● I’ll say it again – Ottawa has traffic devices that lure cyclists into death traps.
Here’s something I have written about in the past, but doesn’t seems to generate much attention. The issue is that Ottawa has installed traffic devices throughout the city that are nothing short of death traps for cyclists.
This situation occurs when a cyclist comes to a red light at an intersection. There are often sensors in the pavement under the yellow dots that trigger the traffic light to change. Some of these sensors are actually calibrated to detect cyclists (there are sometimes a bicycle symbol on the yellow dot).
When a cyclist stops and puts one of their wheels over a yellow dot, it sets off a sequence to change the lights from green-to-yellow-to-red for the traffic on the road he or she wants to cross. So far, so good. However, the problem starts if the cyclist moves off the yellow dot by an inch or two at any time during the sequence (something which is very easy to do when putting your foot on the pedal to get ready to push off). Under these circumstances, the light for the road the cyclist wants to cross only stays red for a second or two, and then suddenly reverts to green. By this time, the cyclist assumes he or she is the one with the green light, and has moved into the intersection and potentially a death trap.

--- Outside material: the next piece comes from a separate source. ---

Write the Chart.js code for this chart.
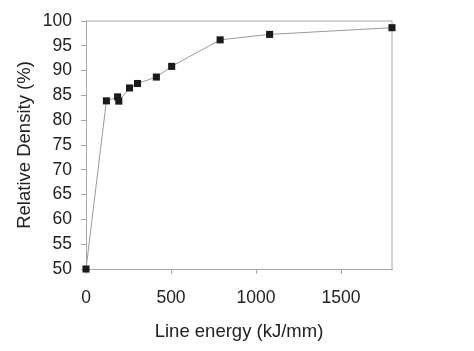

A few days ago CBC carried a story about this issue, which included a video which effectively demonstrates the problem. I was happy to see that this issue is finally getting some media attention, but I noticed that the story had a link to another CBC report (and video) about this issue dating back to 2013. I find this a little disturbing because it means that this problem has received media coverage and has been in the public eye for 6 years, and yet nothing appears to have been done to eliminate these death traps in the Ottawa area.
As I suggested in my original posting about these traffic lights, you would be hard-pressed to come up with a better way to lure cyclists into a deadly situation, while keeping it perfectly legal. I find it hard to believe that anyone would design and manufacture these traffic lights, or that anyone would order and install such lights. But I’m absolutely dumbfounded to see that Ottawa would keep using these light six years after they were brought to the public’s attention.
Oh, by the way, happy World Bicycle Day.